Holding — Per Curiam
- The Court of Appeals of Michigan affirmed the trial court's dismissal of all claims, ruling that the plaintiff failed to satisfy the conditions of the contract and could not hold the individual defendants liable.
Rule
- A party who first breaches a contract cannot maintain an action against the other party for subsequent breaches, and corporate agents are generally not liable for tortious interference with contracts unless they act solely for their own benefit.
Reasoning
- The Court of Appeals reasoned that the plaintiff's failure to pay the earnest money deposit in the required form constituted a material breach of the contract.
- The court noted that the contract explicitly required a cash or check payment, but the plaintiff submitted a letter of credit instead, which altered the terms of the agreement without mutual consent.
- As the earnest money deposit was a condition precedent to the contract’s enforceability, the plaintiff could not maintain its breach of contract claim.
- Additionally, the court determined that the individual defendants were not personally liable as they acted on behalf of a disclosed principal, Sardinia, which owned the property.
- The court also found that the allegations of fraudulent inducement did not assert any misrepresentation independent of the contractual duties, and the tortious interference claim failed as there was no proof that the individual defendants acted in their own interest.

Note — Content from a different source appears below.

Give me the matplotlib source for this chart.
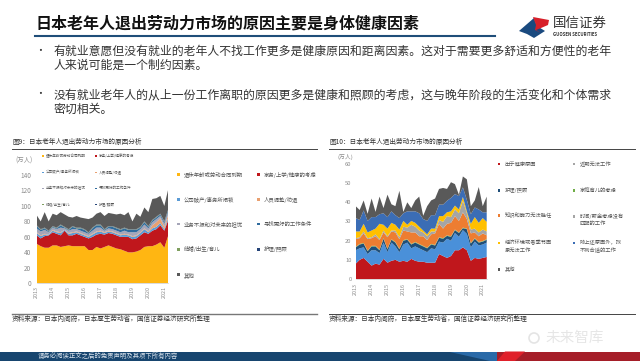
import numpy as np
import matplotlib
matplotlib.use('Agg')
import matplotlib.pyplot as plt
from matplotlib.patches import Polygon, Rectangle, Circle

plt.rcParams['font.family'] = ['Noto Sans CJK SC', 'DejaVu Sans']

W, H = 640, 361

# 季度数据 2013Q1 起
years = ['2013', '2014', '2015', '2016', '2017', '2018', '2019', '2020', '2021']

# 图9
l_yellow = [51,48,46,46,49,49,47,48,49,48,48,48,48,43,43,47,45,47,49,47,45,44,42,40,40,41,43,47,48,48,50,53,46,62]
l_red = [11,10,15,16,17,15,15,20,13,14,16,14,12,15,17,16,19,16,16,17,17,16,18,20,17,17,19,19,16,20,20,22,22,20]
l_blue = [3,3,2,1,2,2,3,1,2,3,2,2,2,2,3,3,3,2,2,2,2,2,3,2,3,3,3,4,2,3,3,3,2,3]
l_orange = [1,1,1,0,1,1,1,0,1,1,1,1,1,1,1,1,1,1,1,1,1,1,1,1,1,1,1,1,1,4,6,6,3,4]
l_gray = [5,5,5,3,3,3,6,2,3,4,3,3,3,3,4,5,4,2,3,3,3,3,4,3,5,4,4,5,4,4,4,3,4,4]
l_teal = [3,2,2,1,1,1,3,1,1,3,1,3,3,1,3,3,3,1,2,3,3,3,3,3,3,3,2,3,2,2,2,2,2,2]
l_green = [0.5]*34
l_navy = [0.5]*34
l_other = [13,10,20,12,16,16,16,16,16,11,15,13,14,17,13,14,16,17,17,16,17,20,16,22,10,20,13,18,18,27,24,23,20,26]

l_names = ['退休年龄或劳动合同到期', '家务/上学/健康的考虑', '公司破产/事务所闭锁', '人员调整/劝退',
           '业务不振和对未来的担忧', '寻找更好的工作条件', '结婚/出生/育儿', '护理/照顾', '其他']
l_colors = ['#FFB612', '#C0171C', '#5B9BD5', '#E9A070', '#A5A5B8', '#2F6B9E', '#7F9F5F', '#264478', '#595959']

# 图10
r_red = [8,10,11,9,7,8,7.5,10.5,8.5,9.5,10,9,9.5,9,10.5,9.5,9,9,8.5,8.5,8.5,13,12,11,12,15,15,16.5,15,9.5,11,10.5,11,11.5]
r_lblue = [7,6,5.5,4,8,7,6,8.5,5.5,9.5,7,5,8.5,10,5.5,7.5,7,6,5.5,7.5,7,6.5,7,10,8,9,7,9,8.5,7,8.5,7,7,7.5]
r_navy = [1.5,2,2,1.5,2,2,1.5,2,1.5,1.5,2,1.5,2,1.5,2,2,2,2,2,2,2,2,2,1.5,2,1.5,2,1,2.5,2,1.5,1.5,1.5,1.5]
r_green = [0.3]*34
r_orange = [4,3,5,6,4,5,5,3,6,4,5,5,5,4,6,5,4,5,4,5,6,7,5,6,7,7,6,8,5,5,3,3,4,2]
r_gray = [0.5,0.5,1,0.5,0.5,1,0.5,1,0.5,0.5,1,1,2,2,4,3,3,2,2,1.5,1,2,3.5,4,3,3.5,4,6,3,2,2,2,2,2]
r_yellow = [3.5,3,4,3,3.5,3,8,3,4,4,3,4,3,1.5,2,2,2,1,1,1.5,1.5,2,3,2,3,2,2,2,1,3,6,5,6,5]
r_blue = [7,6,7,6,7,6,5,6,6,6,5,6,4,7,5,6,7,6,7,7,7,6,6,6,7,6,7,5,6,5,5,7,3,5]
r_other = [6.2,5.2,5.2,3.7,9.7,2.7,9.2,2.7,11.7,3.7,4.7,14.2,0.7,4.7,1.7,5.7,8.7,1.7,7.7,7.7,8.7,8.2,8.7,6.2,8.2,5.2,0.7,5.7,10.7,4.2,3.7,11.7,3.2,8.2]

r_colors = ['#C0171C', '#4A90D9', '#1F4E79', '#70AD47', '#ED7D31', '#A5A5A5', '#FFC000', '#3B6DB5', '#595959']

fig = plt.figure(figsize=(W / 100, H / 100), dpi=100)

# 整页用像素坐标的底层
bg = fig.add_axes([0, 0, 1, 1], zorder=0)
bg.set_xlim(0, W)
bg.set_ylim(H, 0)
bg.axis('off')


def make_axes(left, top, right, bottom):
    return fig.add_axes([left / W, 1 - bottom / H, (right - left) / W, (bottom - top) / H], zorder=2)


# 页面标题和正文
bg.text(36, 24, '日本老年人退出劳动力市场的原因主要是身体健康因素', fontsize=11.5, fontweight='bold',
        color='#111111', va='center')
bg.plot([35, 495], [36, 36], color='#1F4E79', lw=1.5)

body = [(51, '有就业意愿但没有就业的老年人不找工作更多是健康原因和距离因素。这对于需要更多舒适和方便性的老年'),
        (65.5, '人来说可能是一个制约因素。'),
        (94.5, '没有就业老年人的从上一份工作离职的原因更多是健康和照顾的考虑，这与晚年阶段的生活变化和个体需求'),
        (109, '密切相关。')]
for y, s in body:
    bg.text(54, y, s, fontsize=8.55, color='#333333', va='center')
bg.text(40, 51, '•', fontsize=7, color='#333333', va='center', ha='center')
bg.text(40, 94.5, '•', fontsize=7, color='#333333', va='center', ha='center')

# 标志
bg.add_patch(Polygon([(519, 31), (534, 18), (537, 26), (545, 31), (534, 38), (527, 34)], color='#1A4A7F', lw=0))
bg.add_patch(Polygon([(533, 17), (549, 20), (548, 25), (541, 28), (536, 30), (541, 33), (535, 30), (536, 25)],
                     color='#D7202A', lw=0))
bg.text(553, 23, '国信证券', fontsize=9.7, color='#333333', va='center')
bg.text(553, 34.5, 'GUOSEN SECURITIES', fontsize=3.1, fontweight='bold', color='#333333', va='center')

# 两张图的标题、分隔线、来源
bg.text(12, 142, '图9：日本老年人退出劳动力市场的原因分析', fontsize=4.8, color='#333333', va='center')
bg.text(329, 142, '图10：日本老年人退出劳动力市场的原因分析', fontsize=4.8, color='#333333', va='center')
bg.plot([12, 317], [148.5, 148.5], color='#444444', lw=0.7)
bg.plot([329, 635], [148.5, 148.5], color='#444444', lw=0.7)
bg.plot([12, 317], [313.7, 313.7], color='#777777', lw=1)
bg.plot([329, 635], [314, 314], color='#444444', lw=0.7)
bg.text(12, 318.5, '资料来源：日本内阁府，日本厚生劳动省，国信证券经济研究所整理', fontsize=4.8, color='#333333', va='center')
bg.text(329, 318.5, '资料来源：日本内阁府，日本厚生劳动省，国信证券经济研究所整理', fontsize=4.8, color='#333333', va='center')

# 图9 面积
ax1 = make_axes(36.7, 175, 168.3, 283.3)
x = np.arange(len(l_yellow))
ax1.stackplot(x, l_yellow, l_red, l_blue, l_orange, l_gray, l_teal, l_green, l_navy, l_other,
              colors=l_colors, lw=0)
ax1.set_xlim(0, x[-1])
ax1.set_ylim(0, 140)
ax1.set_yticks(range(0, 141, 20))
ax1.set_xticks(range(0, len(x), 4))
ax1.set_xticklabels(years, rotation=90)
ax1.tick_params(axis='y', length=0, labelsize=4.6, labelcolor='#8C8C8C', pad=4)
ax1.tick_params(axis='x', length=0, labelsize=3.9, labelcolor='#8C8C8C', pad=2)
for s in ['top', 'right', 'left']:
    ax1.spines[s].set_visible(False)
ax1.spines['bottom'].set_color('#BFBFBF')
ax1.spines['bottom'].set_linewidth(0.4)
ax1.patch.set_alpha(0)
bg.text(23.5, 161, '(万人)', fontsize=4.6, color='#8C8C8C', va='center', ha='center')

# 图9 图内小图例
pos_in = [(42.7, 156), (95.7, 156), (42.7, 172.3), (95.7, 172.3), (42.7, 188.3), (95.7, 188.3), (42.7, 204.3), (95.7, 204.3)]
for (px, py), name, col in zip(pos_in, l_names, l_colors):
    bg.add_patch(Rectangle((px - 0.8, py - 0.8), 1.6, 1.6, color=col, lw=0))
    bg.text(px + 3.3, py, name, fontsize=2.6, color='#555555', va='center')

# 图9 图外图例
pos_out = [(178.5, 174.5), (258.5, 174.5), (178.5, 199.7), (258.5, 199.7), (178.5, 224),
           (258.5, 224), (178.5, 249.3), (258.5, 249.3), (178.5, 274.7)]
for (px, py), name, col in zip(pos_out, l_names, l_colors):
    bg.add_patch(Rectangle((px - 1.3, py - 1.3), 2.6, 2.6, color=col, lw=0))
    bg.text(px + 5, py, name, fontsize=3.9, color='#555555', va='center')

# 图10 面积
ax2 = make_axes(355.7, 164, 486.7, 279)
x2 = np.arange(len(r_red))
ax2.stackplot(x2, r_red, r_lblue, r_navy, r_green, r_orange, r_gray, r_yellow, r_blue, r_other,
              colors=r_colors, lw=0)
ax2.set_xlim(0, x2[-1])
ax2.set_ylim(0, 60)
ax2.set_yticks(range(0, 61, 10))
ax2.set_xticks(range(0, len(x2), 4))
ax2.set_xticklabels(years, rotation=90)
ax2.tick_params(axis='y', length=0, labelsize=4.2, labelcolor='#8C8C8C', pad=3)
ax2.tick_params(axis='x', length=0, labelsize=3.9, labelcolor='#8C8C8C', pad=3)
for s in ['top', 'right', 'left']:
    ax2.spines[s].set_visible(False)
ax2.spines['bottom'].set_color('#BFBFBF')
ax2.spines['bottom'].set_linewidth(0.4)
ax2.patch.set_alpha(0)
bg.text(345.5, 157, '(万人)', fontsize=4.2, color='#8C8C8C', va='center', ha='center')

# 图10 图例
r_legend = [(499, 164, '出于健康原因', r_colors[0]), (574, 164, '近期无法工作', r_colors[5]),
            (499, 190.5, '护理/照顾', r_colors[2]), (574, 190.5, '家庭育儿的考虑', r_colors[3]),
            (499, 215.5, '知识和能力无法胜任', r_colors[4]), (574, 216.5, '时间/薪金考虑没有\n匹配的工作', r_colors[5]),
            (499, 243, '经济环境或者季节因\n素无法工作', r_colors[6]), (574, 243, '除上述原因外，找\n不到合适的工作', r_colors[7]),
            (499, 269.5, '其他', r_colors[8])]
for px, py, name, col in r_legend:
    bg.add_patch(Rectangle((px - 1.3, py - 1.3), 2.6, 2.6, color=col, lw=0))
    bg.text(px + 5.5, py + (3.5 if '\n' in name else 0), name, fontsize=3.8, color='#555555', va='center',
            linespacing=1.5)

# 页脚
bg.add_patch(Rectangle((0, 351.5), 640, 9.5, color='#17456F', lw=0))
bg.add_patch(Polygon([(450, 351.5), (497, 351.5), (497, 361), (490, 361)], color='#2A6AA8', lw=0))
bg.add_patch(Polygon([(497, 351.5), (640, 351.5), (640, 361), (497, 361)], color='#A51E28', lw=0))
bg.add_patch(Polygon([(505, 351.5), (525, 351.5), (515, 361), (497, 361)], color='#E0202A', lw=0))
bg.text(38, 356, '请务必阅读正文之后的免责声明及其项下所有内容', fontsize=4.6, color='#D8E2EC', va='center')
bg.add_patch(Circle((534, 338), 5, fill=False, ec='#E4E4E4', lw=1.2))
bg.text(545, 338, '未来智库', fontsize=10.5, color='#E6E6E6', va='center')

fig.savefig('out.png', dpi=100)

Deep Dive: How the Court Reached Its Decision
Breach of Contract
The court determined that the plaintiff's failure to pay the earnest money deposit in the required form constituted a material breach of the contract. The purchase agreement explicitly mandated that the plaintiff provide a $25,000 deposit either in cash or by check to the escrow agent within two business days of acceptance. Instead, the plaintiff submitted a letter of credit, which the court ruled did not fulfill the contractual obligation as it altered the terms of the agreement without mutual consent from the parties. The court noted that the earnest money deposit was a condition precedent, meaning that the contract could not be enforced until this requirement was satisfied. Since the plaintiff did not comply with this essential term, the court concluded that there was no enforceable contract, and thus the breach of contract claim could not proceed. The court emphasized that a party who first breaches a contract is barred from claiming that the other party failed to perform subsequent obligations, reinforcing the idea that the plaintiff's actions precluded its claim. Ultimately, the plaintiff's attempt to argue that the letter of credit met the deposit requirement was rejected, as the contract's plain language did not provide for such an alternative form of payment. Therefore, the court affirmed the trial court's dismissal of the breach of contract claim against the defendants.

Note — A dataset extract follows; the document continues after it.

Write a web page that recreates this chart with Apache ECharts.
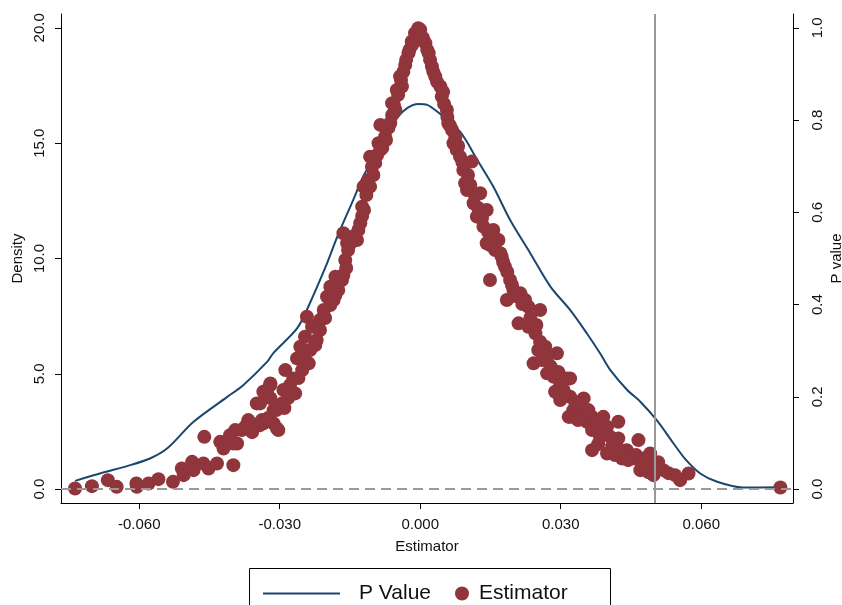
<!DOCTYPE html>
<html>
<head>
<meta charset="utf-8">
<script src="https://cdn.jsdelivr.net/npm/echarts@6/dist/echarts.min.js"></script>
<style>
  html, body { margin: 0; padding: 0; background: #fff; }
  #chart { width: 842px; height: 605px; }
</style>
</head>
<body>
<div id="chart"></div>
<script>
// kernel density of the estimator (left axis)
const densityX = [-0.0737, -0.0677, -0.0626, -0.0577, -0.0540, -0.0484, -0.0412, -0.0378, -0.0327, -0.0314,
  -0.0263, -0.0239, -0.0199, -0.0177, -0.0143, -0.0122, -0.0085, -0.0050, -0.0028, -0.0004,
  0.0015, 0.0036, 0.0085, 0.0122, 0.0156, 0.0192, 0.0235, 0.0278, 0.0320, 0.0356,
  0.0384, 0.0406, 0.0442, 0.0470, 0.0505, 0.0541, 0.0566, 0.0598, 0.0634, 0.0689, 0.0769];
const densityY = [0.36, 0.72, 1.00, 1.33, 1.77, 2.92, 4.00, 4.51, 5.52, 5.89,
  6.97, 7.91, 9.79, 10.95, 12.54, 13.55, 14.85, 16.08, 16.52, 16.70,
  16.66, 16.37, 15.50, 14.27, 13.12, 11.67, 10.23, 8.78, 7.77, 6.75,
  5.89, 5.16, 4.30, 3.79, 2.99, 1.98, 1.30, 0.68, 0.32, 0.07, 0.08];

// estimator vs p value (right axis), left arm
const leftX = [-0.0737, -0.0701, -0.0667, -0.0648, -0.0606, -0.0605, -0.0580, -0.0559, -0.0528, -0.0509,
  -0.0505, -0.0487, -0.0484, -0.0463, -0.0461, -0.0452, -0.0434, -0.0427, -0.0420, -0.0406,
  -0.0399, -0.0391, -0.0381, -0.0370, -0.0349, -0.0338, -0.0335, -0.0320, -0.0313, -0.0306,
  -0.0299, -0.0395, -0.0374, -0.0399, -0.0342, -0.0335, -0.0327, -0.0320, -0.0313, -0.0303,
  -0.0295, -0.0292, -0.0288, -0.0271, -0.0267, -0.0263, -0.0256, -0.0246, -0.0238, -0.0242,
  -0.0231, -0.0214, -0.0221, -0.0206, -0.0199, -0.0185, -0.0192, -0.0181, -0.0167, -0.0160,
  -0.0156, -0.0164, -0.0149, -0.0135, -0.0128, -0.0124, -0.0121, -0.0107, -0.0103, -0.0107,
  -0.0085, -0.0089, -0.0085, -0.0075, -0.0064, -0.0060, -0.0053, -0.0050, -0.0043, -0.0039,
  -0.0032, -0.0025, -0.0018, -0.0011, -0.0004, 0.0000,
  -0.0017, -0.0023, -0.0030, -0.0036, -0.0041, -0.0047, -0.0056, -0.0060, -0.0068, -0.0073,
  -0.0081, -0.0092, -0.0096, -0.0100, -0.0111, -0.0115, -0.0120, -0.0124, -0.0132, -0.0141,
  -0.0154, -0.0158, -0.0164, -0.0175, -0.0181, -0.0192, -0.0203, -0.0214, -0.0224, -0.0235,
  -0.0250, -0.0252, -0.0260, -0.0278, -0.0282, -0.0290, -0.0307, -0.0320, -0.0325, -0.0342,
  -0.0359, -0.0367];
const leftP = [0.0015, 0.0065, 0.0195, 0.005, 0.0124, 0.005, 0.0124, 0.0217, 0.0158, 0.0449,
  0.0304, 0.0592, 0.0412, 0.0557, 0.1134, 0.0449, 0.0557, 0.1026, 0.0883, 0.1171,
  0.0521, 0.0991, 0.128, 0.1388, 0.1859, 0.1497, 0.2111, 0.2256, 0.1425, 0.1317,
  0.1785, 0.128, 0.1351, 0.0991, 0.1859, 0.1425, 0.2148, 0.2293, 0.1714, 0.128,
  0.1859, 0.2148, 0.2581, 0.2401, 0.2076, 0.2835, 0.3087, 0.3304, 0.2727, 0.3738,
  0.3521, 0.3666, 0.3232, 0.3883, 0.4171, 0.41, 0.4388, 0.4605, 0.4534, 0.4967,
  0.533, 0.5547, 0.533, 0.5401, 0.5764, 0.6124, 0.6557, 0.6557, 0.6991, 0.7208,
  0.7354, 0.7499, 0.7896, 0.7642, 0.7933, 0.8367, 0.8221, 0.8655, 0.8944, 0.8727,
  0.9197, 0.9451, 0.9703, 0.9885, 0.9993, 0.9957,
  0.9631, 0.9523, 0.9306, 0.9046, 0.8872, 0.8547, 0.833, 0.8113, 0.7831, 0.757,
  0.7397, 0.7245, 0.7072, 0.6811, 0.6703, 0.6377, 0.6052, 0.5922, 0.5618, 0.5488,
  0.5184, 0.4794, 0.4642, 0.4317, 0.4208, 0.3991, 0.3709, 0.3449, 0.3124, 0.3015,
  0.2885, 0.2581, 0.2408, 0.2256, 0.1974, 0.1757, 0.1714, 0.1974, 0.154, 0.1388,
  0.1236, 0.1497];

// right arm
const rightX = [0.0011, 0.0018, 0.0025, 0.0032, 0.0043, 0.0046, 0.0057, 0.0060, 0.0068, 0.0071,
  0.0078, 0.0085, 0.0110, 0.0092, 0.0096, 0.0100, 0.0128, 0.0114, 0.0142, 0.0121,
  0.0135, 0.0156, 0.0142, 0.0167, 0.0174, 0.0181, 0.0164, 0.0171, 0.0149, 0.0192,
  0.0199, 0.0185, 0.0214, 0.0224, 0.0231, 0.0256, 0.0210, 0.0231, 0.0246, 0.0256,
  0.0267, 0.0292, 0.0242, 0.0260, 0.0271, 0.0285, 0.0306, 0.0320, 0.0288, 0.0299,
  0.0320, 0.0349, 0.0327, 0.0320, 0.0349, 0.0367, 0.0313, 0.0306, 0.0317, 0.0335,
  0.0349, 0.0356, 0.0367, 0.0391, 0.0399, 0.0423, 0.0384, 0.0406, 0.0423, 0.0367,
  0.0399, 0.0416, 0.0431, 0.0441, 0.0466, 0.0452, 0.0473, 0.0491, 0.0495, 0.0498,
  0.0519, 0.0544, 0.0555, 0.0573, 0.0769,
  0.0006, 0.0015, 0.0021, 0.0028, 0.0036, 0.0049, 0.0051, 0.0058, 0.0064, 0.0075,
  0.0081, 0.0090, 0.0102, 0.0107, 0.0117, 0.0124, 0.0132, 0.0145, 0.0149, 0.0160,
  0.0177, 0.0186, 0.0196, 0.0203, 0.0218, 0.0235, 0.0248, 0.0252, 0.0273, 0.0278,
  0.0295, 0.0299, 0.0312, 0.0331, 0.0337, 0.0359, 0.0376, 0.0380, 0.0410, 0.0427,
  0.0444, 0.0461, 0.0480, 0.0470, 0.0487, 0.0508, 0.0530];
const rightP = [0.9668, 0.9451, 0.9161, 0.8944, 0.8727, 0.851, 0.8221, 0.7933, 0.7787, 0.7499,
  0.7354, 0.7208, 0.71, 0.692, 0.6631, 0.6486, 0.6414, 0.6197, 0.6052, 0.5907,
  0.569, 0.5618, 0.533, 0.5401, 0.5039, 0.4822, 0.5401, 0.5113, 0.4534, 0.4534,
  0.4317, 0.41, 0.4245, 0.41, 0.3954, 0.3883, 0.3594, 0.3521, 0.3377, 0.3195,
  0.3087, 0.2944, 0.2727, 0.2798, 0.251, 0.2436, 0.2364, 0.2401, 0.2111, 0.1931,
  0.2002, 0.1967, 0.1714, 0.1568, 0.1642, 0.1568, 0.2401, 0.2148, 0.1568, 0.1568,
  0.1714, 0.146, 0.128, 0.1568, 0.1351, 0.146, 0.1134, 0.1134, 0.11, 0.0846,
  0.0774, 0.0738, 0.0666, 0.0846, 0.1063, 0.0666, 0.0521, 0.0774, 0.0557, 0.0304,
  0.0412, 0.0304, 0.0195, 0.0341, 0.0037,
  0.9783, 0.9523, 0.9306, 0.9046, 0.8829, 0.8612, 0.8351, 0.8069, 0.7874, 0.7636,
  0.744, 0.7093, 0.6811, 0.6594, 0.6377, 0.6095, 0.5879, 0.5575, 0.5293, 0.5184,
  0.4924, 0.4707, 0.4425, 0.4187, 0.4013, 0.3709, 0.3557, 0.3015, 0.2907, 0.2668,
  0.2538, 0.2256, 0.2039, 0.1887, 0.1497, 0.1714, 0.1388, 0.0976, 0.0933, 0.0846,
  0.0629, 0.0738, 0.0672, 0.0412, 0.0369, 0.0586, 0.0347];

const xTicks = [-0.06, -0.03, 0, 0.03, 0.06];
const densityTicks = [0, 5, 10, 15, 20];
const pTicks = [0, 0.2, 0.4, 0.6, 0.8, 1];
const cutoff = 0.0508;

let myChart = echarts.init(document.getElementById("chart"));
let font = "Liberation Sans, Arial, sans-serif";
let axisLine = { show: true, onZero: false, lineStyle: { color: "#000", width: 1 } };
let tickStyle = { show: true, length: 6, lineStyle: { color: "#000" } };

let option = {
  animation: false,
  backgroundColor: "#fff",
  grid: { left: 61, right: 49, top: 14, bottom: 102, outerBoundsMode: "none" },
  xAxis: {
    type: "value",
    min: -0.0767,
    max: 0.0796,
    name: "Estimator",
    nameLocation: "middle",
    nameGap: 36,
    nameMoveOverlap: false,
    nameTextStyle: { color: "#111", fontSize: 15, fontFamily: font },
    axisLine: axisLine,
    axisTick: Object.assign({ customValues: xTicks }, tickStyle),
    axisLabel: {
      customValues: xTicks,
      formatter: v => v.toFixed(3),
      color: "#111", fontSize: 15, fontFamily: font, margin: 14
    },
    splitLine: { show: false }
  },
  yAxis: [
    {
      type: "value",
      position: "left",
      min: -0.6,
      max: 20.6,
      name: "Density",
      nameLocation: "middle",
      nameRotate: 90,
      nameGap: 36,
      nameMoveOverlap: false,
      nameTextStyle: { color: "#111", fontSize: 15, fontFamily: font },
      axisLine: axisLine,
      axisTick: Object.assign({ customValues: densityTicks }, tickStyle),
      axisLabel: {
        customValues: densityTicks,
        rotate: 90,
        formatter: v => v.toFixed(1),
        color: "#111", fontSize: 15, fontFamily: font, margin: 14
      },
      splitLine: { show: false }
    },
    {
      type: "value",
      position: "right",
      min: -0.03,
      max: 1.03,
      name: "P value",
      nameLocation: "middle",
      nameRotate: 90,
      nameGap: 36,
      nameMoveOverlap: false,
      nameTextStyle: { color: "#111", fontSize: 15, fontFamily: font },
      axisLine: axisLine,
      axisTick: Object.assign({ customValues: pTicks }, tickStyle),
      axisLabel: {
        customValues: pTicks,
        rotate: 90,
        formatter: v => v.toFixed(1),
        color: "#111", fontSize: 15, fontFamily: font, margin: 17
      },
      splitLine: { show: false }
    }
  ],
  legend: [
    {
      left: 258, top: 578,
      itemWidth: 77, itemHeight: 2,
      textStyle: { color: "#111", fontSize: 21, fontFamily: font, padding: [0, 0, 0, 14] },
      data: [{ name: "P Value", icon: "rect" }]
    },
    {
      left: 450, top: 578,
      itemWidth: 14, itemHeight: 14,
      textStyle: { color: "#111", fontSize: 21, fontFamily: font, padding: [0, 0, 0, 5] },
      data: [{ name: "Estimator", icon: "circle" }]
    }
  ],
  graphic: [
    {
      type: "rect",
      shape: { x: 249.5, y: 568.5, width: 361, height: 60 },
      style: { fill: "none", stroke: "#000", lineWidth: 1 },
      silent: true
    }
  ],
  series: [
    {
      name: "P Value",
      type: "line",
      yAxisIndex: 0,
      data: densityX.map((x, i) => [x, densityY[i]]),
      smooth: 0.3,
      showSymbol: false,
      symbol: "none",
      color: "#1a476f",
      lineStyle: { width: 2, color: "#1a476f" },
      z: 3,
      markLine: {
        silent: true,
        symbol: "none",
        label: { show: false },
        data: [
          { yAxis: 0, lineStyle: { type: [10, 6], color: "#999", width: 2 } },
          { xAxis: cutoff, lineStyle: { type: "solid", color: "#999", width: 2 } }
        ]
      }
    },
    {
      name: "Estimator",
      type: "scatter",
      yAxisIndex: 1,
      data: leftX.map((x, i) => [x, leftP[i]]).concat(rightX.map((x, i) => [x, rightP[i]])),
      symbol: "circle",
      symbolSize: 14,
      color: "#90353b",
      itemStyle: { color: "#90353b", opacity: 1 },
      z: 4
    }
  ]
};
myChart.setOption(option);
</script>
</body>
</html>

Liability of the Individual Defendants
The court addressed the issue of whether the individual defendants could be held personally liable for the alleged breaches of contract. It found that the plaintiff's attempt to hold the individual defendants liable was misplaced because they acted on behalf of a disclosed principal, Sardinia, which was the actual owner of the property. The court referenced established legal principles indicating that agents are not liable for contracts made on behalf of a principal unless the individual acted outside the scope of their authority or for their personal benefit. Since Sardinia Development was improperly organized but Sardinia was recognized as the owner, the actions of the individuals did not create personal liability. The court concluded that even acknowledging the breach by Sardinia Development, it did not justify holding the individual defendants personally accountable. As the plaintiff was aware that they were negotiating with Sardinia and Sardinia Development, the trial court correctly determined that the individual defendants could not be liable for breach of contract. Thus, the court upheld the trial court's ruling regarding the liability of the individual defendants.
Fraudulent Inducement
The court evaluated the plaintiff's claim of fraudulent inducement and found it lacked merit. The plaintiff alleged that the defendants made material misrepresentations to induce them to enter into the purchase agreement, particularly regarding their intentions to obtain necessary zoning changes. However, the court noted that the claims of misrepresentation were not based on any independent duty outside the contractual obligations. Instead, the fraud claim was fundamentally intertwined with the duties defined in the purchase agreement itself. Since the defendants' alleged misrepresentations related solely to their contractual commitments, the court determined that the plaintiff could not establish a separate claim for fraud. Furthermore, the court reinforced that fraud must be proven by clear and convincing evidence, which the plaintiff failed to provide in this instance. Ultimately, the court upheld the trial court's dismissal of the fraudulent inducement claim, concluding that the allegations did not meet the necessary legal standard to warrant relief.
Tortious Interference with a Contract
In addressing the tortious interference claim, the court found that the plaintiff did not sufficiently allege actions by the individual defendants that amounted to improper interference with the purchase agreement. The plaintiff contended that the defendants intentionally interfered by entering into an agreement with a third party to sell the property while the contract with the plaintiff was still pending. However, the court emphasized that to establish tortious interference, the plaintiff must prove that the defendants acted improperly and that the interference caused a breach of the contract. The court noted that the individual defendants, as agents, could not be considered third parties to the contract, thus complicating the plaintiff's claim. Additionally, the court found that there was no evidence to suggest that the individual defendants acted solely for their personal benefit, which is a prerequisite for liability in tortious interference claims. Consequently, the court affirmed the trial court's dismissal of the tortious interference claim, ruling that the plaintiff had not met the necessary elements to support the claim against the individual defendants.